Think of joining the army. Everything changes. They cut off your hair, they change your clothes, they make you wake up earlier than you used to, they tell you what to do with your time and yell at you if you are moving too slowly. They give you orders right and left and require you to obey those who are above you in the ranks. You are part of a fighting force and your life is important to the army primarily because you can contribute to the fighting power of the army’s various formations. There is something profoundly different about life in the army than life anywhere else. You are part of a platoon and a company and a battalion and a brigade and a division and a corps and an army. That is who and what you are. You have a job that contributes to the whole and it is with the whole that the army fights and gains victory. Not even the greatest general can win the battle by himself!

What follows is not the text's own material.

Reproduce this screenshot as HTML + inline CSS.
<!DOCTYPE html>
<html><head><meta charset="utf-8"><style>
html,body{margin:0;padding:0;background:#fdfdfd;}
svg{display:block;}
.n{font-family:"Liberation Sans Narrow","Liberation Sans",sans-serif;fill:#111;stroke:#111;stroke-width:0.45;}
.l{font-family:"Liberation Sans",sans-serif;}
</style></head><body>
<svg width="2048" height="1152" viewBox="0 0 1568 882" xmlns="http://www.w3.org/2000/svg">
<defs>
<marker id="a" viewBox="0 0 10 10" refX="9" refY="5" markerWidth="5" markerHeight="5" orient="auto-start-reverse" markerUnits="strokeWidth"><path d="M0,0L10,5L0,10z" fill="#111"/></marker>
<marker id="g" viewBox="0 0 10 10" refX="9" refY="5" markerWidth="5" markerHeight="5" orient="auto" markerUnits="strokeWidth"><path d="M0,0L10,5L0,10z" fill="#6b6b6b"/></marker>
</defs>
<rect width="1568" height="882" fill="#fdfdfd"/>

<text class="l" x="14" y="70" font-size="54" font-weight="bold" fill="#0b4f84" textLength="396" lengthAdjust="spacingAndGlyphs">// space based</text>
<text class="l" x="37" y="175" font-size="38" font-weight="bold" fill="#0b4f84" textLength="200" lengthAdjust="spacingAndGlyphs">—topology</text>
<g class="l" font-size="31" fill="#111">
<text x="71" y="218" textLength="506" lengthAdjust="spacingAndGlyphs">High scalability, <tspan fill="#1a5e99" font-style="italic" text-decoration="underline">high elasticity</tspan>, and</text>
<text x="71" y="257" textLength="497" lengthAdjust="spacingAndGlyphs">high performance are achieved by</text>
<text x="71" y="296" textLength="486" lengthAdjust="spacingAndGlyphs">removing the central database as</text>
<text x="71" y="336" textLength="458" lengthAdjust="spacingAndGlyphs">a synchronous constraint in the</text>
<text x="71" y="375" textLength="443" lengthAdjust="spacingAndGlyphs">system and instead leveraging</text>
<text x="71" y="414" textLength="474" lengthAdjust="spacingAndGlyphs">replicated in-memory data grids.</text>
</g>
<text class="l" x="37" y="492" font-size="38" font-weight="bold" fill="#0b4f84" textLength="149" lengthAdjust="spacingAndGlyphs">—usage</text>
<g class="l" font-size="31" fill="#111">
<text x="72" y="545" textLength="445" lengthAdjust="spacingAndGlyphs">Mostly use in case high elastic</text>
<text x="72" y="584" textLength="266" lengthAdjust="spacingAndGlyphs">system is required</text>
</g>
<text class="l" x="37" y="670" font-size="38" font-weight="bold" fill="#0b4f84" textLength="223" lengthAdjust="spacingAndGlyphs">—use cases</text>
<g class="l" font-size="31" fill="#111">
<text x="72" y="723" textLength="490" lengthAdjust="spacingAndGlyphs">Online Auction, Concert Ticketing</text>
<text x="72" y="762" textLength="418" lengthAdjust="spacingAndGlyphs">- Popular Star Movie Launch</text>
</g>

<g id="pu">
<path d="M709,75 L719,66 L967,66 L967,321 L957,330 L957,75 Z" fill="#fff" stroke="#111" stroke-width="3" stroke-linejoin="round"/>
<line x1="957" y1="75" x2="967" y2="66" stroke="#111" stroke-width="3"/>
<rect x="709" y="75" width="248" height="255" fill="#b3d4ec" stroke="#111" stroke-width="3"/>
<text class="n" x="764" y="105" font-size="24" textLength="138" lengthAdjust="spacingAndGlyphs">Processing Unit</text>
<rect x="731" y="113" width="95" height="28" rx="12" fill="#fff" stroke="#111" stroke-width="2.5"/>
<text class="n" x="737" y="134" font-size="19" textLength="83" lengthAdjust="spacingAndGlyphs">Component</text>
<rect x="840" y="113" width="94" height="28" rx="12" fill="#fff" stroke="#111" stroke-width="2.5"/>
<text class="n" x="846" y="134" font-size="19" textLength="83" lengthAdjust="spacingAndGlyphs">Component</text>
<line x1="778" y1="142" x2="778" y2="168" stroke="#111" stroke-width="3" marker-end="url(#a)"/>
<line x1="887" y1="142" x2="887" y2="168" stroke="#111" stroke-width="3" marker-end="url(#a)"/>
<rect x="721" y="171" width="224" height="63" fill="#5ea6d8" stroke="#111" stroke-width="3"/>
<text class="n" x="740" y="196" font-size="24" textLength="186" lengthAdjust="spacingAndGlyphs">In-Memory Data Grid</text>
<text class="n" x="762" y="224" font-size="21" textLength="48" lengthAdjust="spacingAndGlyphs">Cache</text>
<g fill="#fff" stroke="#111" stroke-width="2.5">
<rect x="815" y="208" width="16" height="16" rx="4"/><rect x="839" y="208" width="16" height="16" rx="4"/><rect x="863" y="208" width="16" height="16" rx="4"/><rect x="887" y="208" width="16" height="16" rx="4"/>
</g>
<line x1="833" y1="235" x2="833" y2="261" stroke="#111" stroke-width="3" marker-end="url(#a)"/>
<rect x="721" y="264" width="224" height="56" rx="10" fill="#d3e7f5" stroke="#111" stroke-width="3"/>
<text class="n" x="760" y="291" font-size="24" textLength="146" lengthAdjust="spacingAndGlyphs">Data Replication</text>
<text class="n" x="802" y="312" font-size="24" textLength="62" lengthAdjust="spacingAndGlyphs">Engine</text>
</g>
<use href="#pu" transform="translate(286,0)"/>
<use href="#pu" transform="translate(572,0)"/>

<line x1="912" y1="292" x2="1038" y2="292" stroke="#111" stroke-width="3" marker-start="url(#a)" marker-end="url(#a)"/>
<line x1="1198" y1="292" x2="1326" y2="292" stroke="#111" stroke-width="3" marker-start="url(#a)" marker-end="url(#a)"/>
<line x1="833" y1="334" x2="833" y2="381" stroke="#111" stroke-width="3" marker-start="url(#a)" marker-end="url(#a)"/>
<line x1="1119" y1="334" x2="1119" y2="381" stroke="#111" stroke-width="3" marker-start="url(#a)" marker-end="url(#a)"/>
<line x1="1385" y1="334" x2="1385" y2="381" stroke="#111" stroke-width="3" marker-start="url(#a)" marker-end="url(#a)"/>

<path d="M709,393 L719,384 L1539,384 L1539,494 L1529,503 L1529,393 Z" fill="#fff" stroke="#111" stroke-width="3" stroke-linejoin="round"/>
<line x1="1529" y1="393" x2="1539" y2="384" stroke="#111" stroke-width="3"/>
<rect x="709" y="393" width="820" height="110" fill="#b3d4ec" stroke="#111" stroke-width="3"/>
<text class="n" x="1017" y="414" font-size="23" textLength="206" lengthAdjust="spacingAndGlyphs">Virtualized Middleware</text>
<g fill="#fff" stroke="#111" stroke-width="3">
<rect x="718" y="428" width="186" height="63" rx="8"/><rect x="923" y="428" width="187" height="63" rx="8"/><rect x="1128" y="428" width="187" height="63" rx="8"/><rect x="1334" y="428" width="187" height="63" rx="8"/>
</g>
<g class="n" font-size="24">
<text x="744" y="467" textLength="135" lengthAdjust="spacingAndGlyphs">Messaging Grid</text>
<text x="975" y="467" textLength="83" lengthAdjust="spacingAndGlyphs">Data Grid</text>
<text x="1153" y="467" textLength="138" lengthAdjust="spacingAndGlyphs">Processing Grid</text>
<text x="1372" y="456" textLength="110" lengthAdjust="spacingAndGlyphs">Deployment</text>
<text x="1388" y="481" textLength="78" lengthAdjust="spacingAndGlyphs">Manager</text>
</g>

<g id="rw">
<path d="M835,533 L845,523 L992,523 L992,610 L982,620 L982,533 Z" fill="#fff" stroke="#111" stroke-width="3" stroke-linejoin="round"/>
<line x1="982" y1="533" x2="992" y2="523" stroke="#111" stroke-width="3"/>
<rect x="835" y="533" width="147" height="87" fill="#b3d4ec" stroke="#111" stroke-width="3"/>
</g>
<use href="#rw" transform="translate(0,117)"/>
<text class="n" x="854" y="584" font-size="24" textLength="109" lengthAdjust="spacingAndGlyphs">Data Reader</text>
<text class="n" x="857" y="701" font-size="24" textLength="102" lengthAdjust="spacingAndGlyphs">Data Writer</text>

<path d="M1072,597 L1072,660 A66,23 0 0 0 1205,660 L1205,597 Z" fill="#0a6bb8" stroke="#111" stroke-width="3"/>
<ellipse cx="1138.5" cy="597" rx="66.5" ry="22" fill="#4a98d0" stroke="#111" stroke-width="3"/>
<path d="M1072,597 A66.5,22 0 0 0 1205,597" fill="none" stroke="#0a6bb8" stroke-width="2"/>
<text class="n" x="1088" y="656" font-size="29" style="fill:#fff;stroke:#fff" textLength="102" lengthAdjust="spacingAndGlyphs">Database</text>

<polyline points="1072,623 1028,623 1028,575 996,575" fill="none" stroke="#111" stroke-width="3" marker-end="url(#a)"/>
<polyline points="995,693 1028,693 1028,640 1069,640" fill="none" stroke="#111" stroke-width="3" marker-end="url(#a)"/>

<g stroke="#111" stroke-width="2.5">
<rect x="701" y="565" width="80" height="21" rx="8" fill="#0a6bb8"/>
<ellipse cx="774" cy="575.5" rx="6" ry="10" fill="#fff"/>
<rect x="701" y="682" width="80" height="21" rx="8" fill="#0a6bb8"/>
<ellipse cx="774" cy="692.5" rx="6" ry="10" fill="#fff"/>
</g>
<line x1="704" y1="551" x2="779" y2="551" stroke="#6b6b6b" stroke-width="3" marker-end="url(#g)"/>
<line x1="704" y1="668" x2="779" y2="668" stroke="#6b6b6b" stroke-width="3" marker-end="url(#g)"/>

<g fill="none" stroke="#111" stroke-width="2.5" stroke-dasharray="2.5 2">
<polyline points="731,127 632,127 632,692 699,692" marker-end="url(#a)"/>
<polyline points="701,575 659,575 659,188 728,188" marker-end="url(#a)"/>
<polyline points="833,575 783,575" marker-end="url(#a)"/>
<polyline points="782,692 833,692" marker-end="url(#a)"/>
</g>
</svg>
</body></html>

Well the church is much more like an army than a sales force or a retail company seeking customers. Becoming a Christian is much more like being drafted than volunteering. Your life, once you are in, is no longer your own. It exists for larger purposes and can only contribute meaningfully to the Lord’s work and cause as it is and remains a part of a larger force.
This was the genius of early Christianity and a great source of its power in taking on and conquering the world. In its worship and its work it created an environment that was quite foreign to anything Greco-Roman people were familiar with but it also gave to such people the impression that they were missing something very important and precious and true. One had to be introduced to this new reality and it was a discipline; it required sacrifices of various kinds, and it absolutely required that one’s life be submitted to the interests of the church and kingdom of the Lord Jesus. Many, even many Christians do not understand this today. And it is a cause of the church’s weakness. But the early church understood it very well.
The world needs Christians to demonstrate that their convictions are worth surrendering their freedoms and pleasures for. That is what will impress pagans again as it did in the early centuries. To become a Christian is to become a soldier. To become a Christian is to join an army with all that entails. It becomes a Christian is to live one’s life under orders and for higher purposes than those that can be achieved by any individual in isolation or independence.
Numbers 1 is a summons to see ourselves as Christians should: citizen soldiers of the kingdom of God, under orders, and fulfilling our calling only to the extent that we are serving the greater interests and purposes of the church of God. Numbers 1 poses questions to each of us and requires us to answer them before the Lord: are we living for the church of God? Have we stood up to be counted? Do we find our highest purpose in life the interests of the assembly of the Lord in the world? The answer must in every case be a resounding “Yes!” It is ours to examine ourselves and, where necessary, to repent until it is so.